図6-1 先端基礎研究で実施する四つの研究分野と原子力機構内外との協力
原子力機構先端基礎研究センターでは、将来の原子力科学の萌芽となる未踏の研究分野を開拓し、新原理・新現象の発見や新物質の創製、さらには新技術の創出を目指しています。
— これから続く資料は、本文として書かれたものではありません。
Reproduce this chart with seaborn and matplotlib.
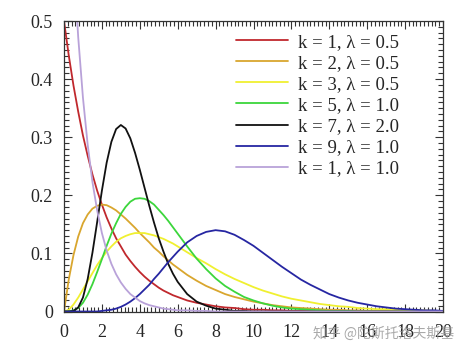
import matplotlib
matplotlib.use('Agg')
import matplotlib.pyplot as plt
from matplotlib.ticker import AutoMinorLocator
import numpy as np
import pandas as pd
import seaborn as sns

# Erlang densities, values
x_grid = [0, 0.25, 0.5, 0.75, 1, 1.25, 1.5, 1.75, 2, 2.25, 2.5, 2.75, 3,
          3.25, 3.5, 3.75, 4, 4.25, 4.5, 4.75, 5, 5.25, 5.5, 5.75, 6,
          6.5, 7, 7.5, 8, 8.5, 9, 9.5, 10, 10.5, 11, 11.5, 12, 12.5, 13,
          13.5, 14, 14.5, 15, 15.5, 16, 16.5, 17, 17.5, 18, 18.5, 19, 19.5, 20]

k1_l05 = [0.500, 0.441, 0.389, 0.344, 0.303, 0.268, 0.236, 0.208, 0.184, 0.162, 0.143, 0.126, 0.112,
          0.098, 0.087, 0.077, 0.068, 0.060, 0.053, 0.047, 0.041, 0.036, 0.032, 0.028, 0.025,
          0.019, 0.015, 0.012, 0.009, 0.007, 0.006, 0.004, 0.003, 0.003, 0.002, 0.002, 0.001, 0.001, 0.001,
          0.001, 0.000, 0.000, 0.000, 0.000, 0.000, 0.000, 0.000, 0.000, 0.000, 0.000, 0.000, 0.000, 0.000]
k2_l05 = [0.000, 0.055, 0.097, 0.129, 0.152, 0.167, 0.177, 0.182, 0.184, 0.183, 0.179, 0.174, 0.167,
          0.160, 0.152, 0.144, 0.135, 0.127, 0.119, 0.110, 0.103, 0.095, 0.088, 0.081, 0.075,
          0.063, 0.053, 0.044, 0.037, 0.030, 0.025, 0.021, 0.017, 0.014, 0.011, 0.009, 0.007, 0.006, 0.005,
          0.004, 0.003, 0.003, 0.002, 0.002, 0.001, 0.001, 0.001, 0.001, 0.001, 0.000, 0.000, 0.000, 0.000]
k3_l05 = [0.000, 0.003, 0.012, 0.024, 0.038, 0.052, 0.066, 0.080, 0.092, 0.103, 0.112, 0.120, 0.126,
          0.130, 0.133, 0.135, 0.135, 0.135, 0.133, 0.131, 0.128, 0.125, 0.121, 0.117, 0.112,
          0.102, 0.092, 0.083, 0.073, 0.064, 0.056, 0.049, 0.042, 0.036, 0.031, 0.026, 0.022, 0.019, 0.016,
          0.013, 0.011, 0.009, 0.008, 0.006, 0.005, 0.004, 0.004, 0.003, 0.002, 0.002, 0.002, 0.001, 0.001]
k5_l1 = [0.000, 0.000, 0.002, 0.006, 0.015, 0.029, 0.047, 0.068, 0.090, 0.113, 0.134, 0.152, 0.168,
         0.180, 0.189, 0.194, 0.195, 0.194, 0.190, 0.184, 0.175, 0.166, 0.156, 0.145, 0.134,
         0.112, 0.091, 0.073, 0.057, 0.044, 0.034, 0.025, 0.019, 0.014, 0.010, 0.007, 0.005, 0.004, 0.003,
         0.002, 0.001, 0.001, 0.001, 0.000, 0.000, 0.000, 0.000, 0.000, 0.000, 0.000, 0.000, 0.000, 0.000]
k7_l2 = [0.000, 0.000, 0.001, 0.007, 0.024, 0.056, 0.101, 0.154, 0.208, 0.256, 0.292, 0.314, 0.321,
         0.315, 0.298, 0.273, 0.244, 0.213, 0.182, 0.153, 0.126, 0.103, 0.082, 0.065, 0.051,
         0.030, 0.017, 0.010, 0.005, 0.003, 0.001, 0.001, 0.000, 0.000, 0.000, 0.000, 0.000, 0.000, 0.000,
         0.000, 0.000, 0.000, 0.000, 0.000, 0.000, 0.000, 0.000, 0.000, 0.000, 0.000, 0.000, 0.000, 0.000]
k9_l1 = [0.000, 0.000, 0.000, 0.000, 0.000, 0.000, 0.000, 0.000, 0.001, 0.002, 0.003, 0.005, 0.008,
         0.012, 0.017, 0.023, 0.030, 0.038, 0.046, 0.056, 0.065, 0.075, 0.085, 0.094, 0.103,
         0.119, 0.130, 0.137, 0.140, 0.138, 0.132, 0.123, 0.113, 0.101, 0.089, 0.077, 0.066, 0.055, 0.046,
         0.038, 0.030, 0.024, 0.019, 0.015, 0.012, 0.009, 0.007, 0.005, 0.004, 0.003, 0.002, 0.002, 0.001]
k1_l1 = [1.000, 0.779, 0.607, 0.472, 0.368, 0.287, 0.223, 0.174, 0.135, 0.105, 0.082, 0.064, 0.050,
         0.039, 0.030, 0.024, 0.018, 0.014, 0.011, 0.009, 0.007, 0.005, 0.004, 0.003, 0.002,
         0.002, 0.001, 0.001, 0.000, 0.000, 0.000, 0.000, 0.000, 0.000, 0.000, 0.000, 0.000, 0.000, 0.000,
         0.000, 0.000, 0.000, 0.000, 0.000, 0.000, 0.000, 0.000, 0.000, 0.000, 0.000, 0.000, 0.000, 0.000]

labels = ['k = 1, λ = 0.5', 'k = 2, λ = 0.5', 'k = 3, λ = 0.5', 'k = 5, λ = 1.0',
          'k = 7, λ = 2.0', 'k = 9, λ = 1.0', 'k = 1, λ = 1.0']
series = [k1_l05, k2_l05, k3_l05, k5_l1, k7_l2, k9_l1, k1_l1]
colors = ['#c0282d', '#d9a62e', '#f0f030', '#3cd63c', '#111111', '#2626a2', '#b9a2d9']

x_ticks = [0, 2, 4, 6, 8, 10, 12, 14, 16, 18, 20]
y_ticks = [0, 0.1, 0.2, 0.3, 0.4, 0.5]
y_tick_labels = ['0', '0.1', '0.2', '0.3', '0.4', '0.5']

df = pd.concat([pd.DataFrame({'x': x_grid, 'y': ys, 'curve': lab})
                for lab, ys in zip(labels, series)], ignore_index=True)

sns.set_style('ticks')
plt.rcParams['font.family'] = ['Liberation Serif', 'DejaVu Serif']

fig = plt.figure(figsize=(4.74, 3.55), dpi=100)
ax = fig.add_axes([64/474, 1-311.5/355, (443-64)/474, (311.5-21)/355])

sns.lineplot(data=df, x='x', y='y', hue='curve', hue_order=labels,
             palette=dict(zip(labels, colors)), estimator=None, sort=False,
             linewidth=1.3, ax=ax)

ax.set_xlim(0, 20)
ax.set_ylim(0, 0.5)
ax.set_xticks(x_ticks)
ax.set_xticklabels([str(t) for t in x_ticks])
ax.set_yticks(y_ticks)
ax.set_yticklabels(y_tick_labels)
ax.xaxis.set_minor_locator(AutoMinorLocator(10))
ax.yaxis.set_minor_locator(AutoMinorLocator(10))
ax.tick_params(which='both', direction='in', top=True, right=True,
               color='#333333', width=0.8, labelsize=13)
ax.tick_params(which='major', length=6)
ax.tick_params(which='minor', length=3.5)
ax.tick_params(axis='y', pad=8)
ax.tick_params(axis='x', pad=9)
ax.set_xlabel('')
ax.set_ylabel('')
for s in ax.spines.values():
    s.set_color('#333333')
    s.set_linewidth(0.9)

ax.legend(loc='upper left', bbox_to_anchor=(0.433, 0.982), borderaxespad=0,
          frameon=False, fontsize=13.5, handlelength=2.8, handletextpad=0.55,
          labelspacing=0.21)

# watermark sits over the x tick labels, as in the reference
fig.text(313/474, 1-338/355, '知乎 @陀斯托洛夫斯基', color='#9a9a9a', alpha=0.85,
         fontsize=10, family=['Noto Sans CJK SC', 'DejaVu Sans'])

fig.savefig('out.png', dpi=100)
そのために、私たちが持つ高度な人的・物的資源を有効に活用し、ほかの研究機関では実施の困難な原子力に関する研究を進めること、国際レベルの創造性あふれる研究であること、萌芽的段階の研究を一人歩きできるまで育てること、更に、国の新しい科学技術基本計画に照らし、基礎研究の重視と応用・社会との接点に向けて独自の視点を持ち人材育成に留意することの4点を基本的な研究方針としています。
具体的には、加速器などの重イオンビームを利用し、超重元素の原子核などの構造や崩壊の研究、新元素や新核種の合成法及び超重元素の化学的性質の研究を行う超重元素核科学、ウラン・超ウラン化合物の高純度単結晶の育成と電子状態の研究及び中性子散乱,核磁気共鳴(NMR),ミュオンスピン回転(μSR)による超伝導物質などの磁気構造の解明を行うアクチノイド物質科学、超重力やナノ粒子ビーム非平衡場を用いた新物質の探索と高輝度陽電子ビームによる最表面物性研究を行う極限物質制御科学、生体モデルとしての超分子系の分子間相関を中性子超小角散乱や放射光X線により解明する研究及びウラン化合物又は放射線と細胞、生体分子との相互作用の解明や放射線の物理化学生物作用における基礎過程を解明する物質生命科学を実施しています(図6-1)。
これらの先端的な研究を推進していくために、原子力機構内の他部門との連携や国際的な研究協力を実施しています。また、黎明研究を実施して、原子力機構外から研究のアイデアを募り、先端研究に活用しています。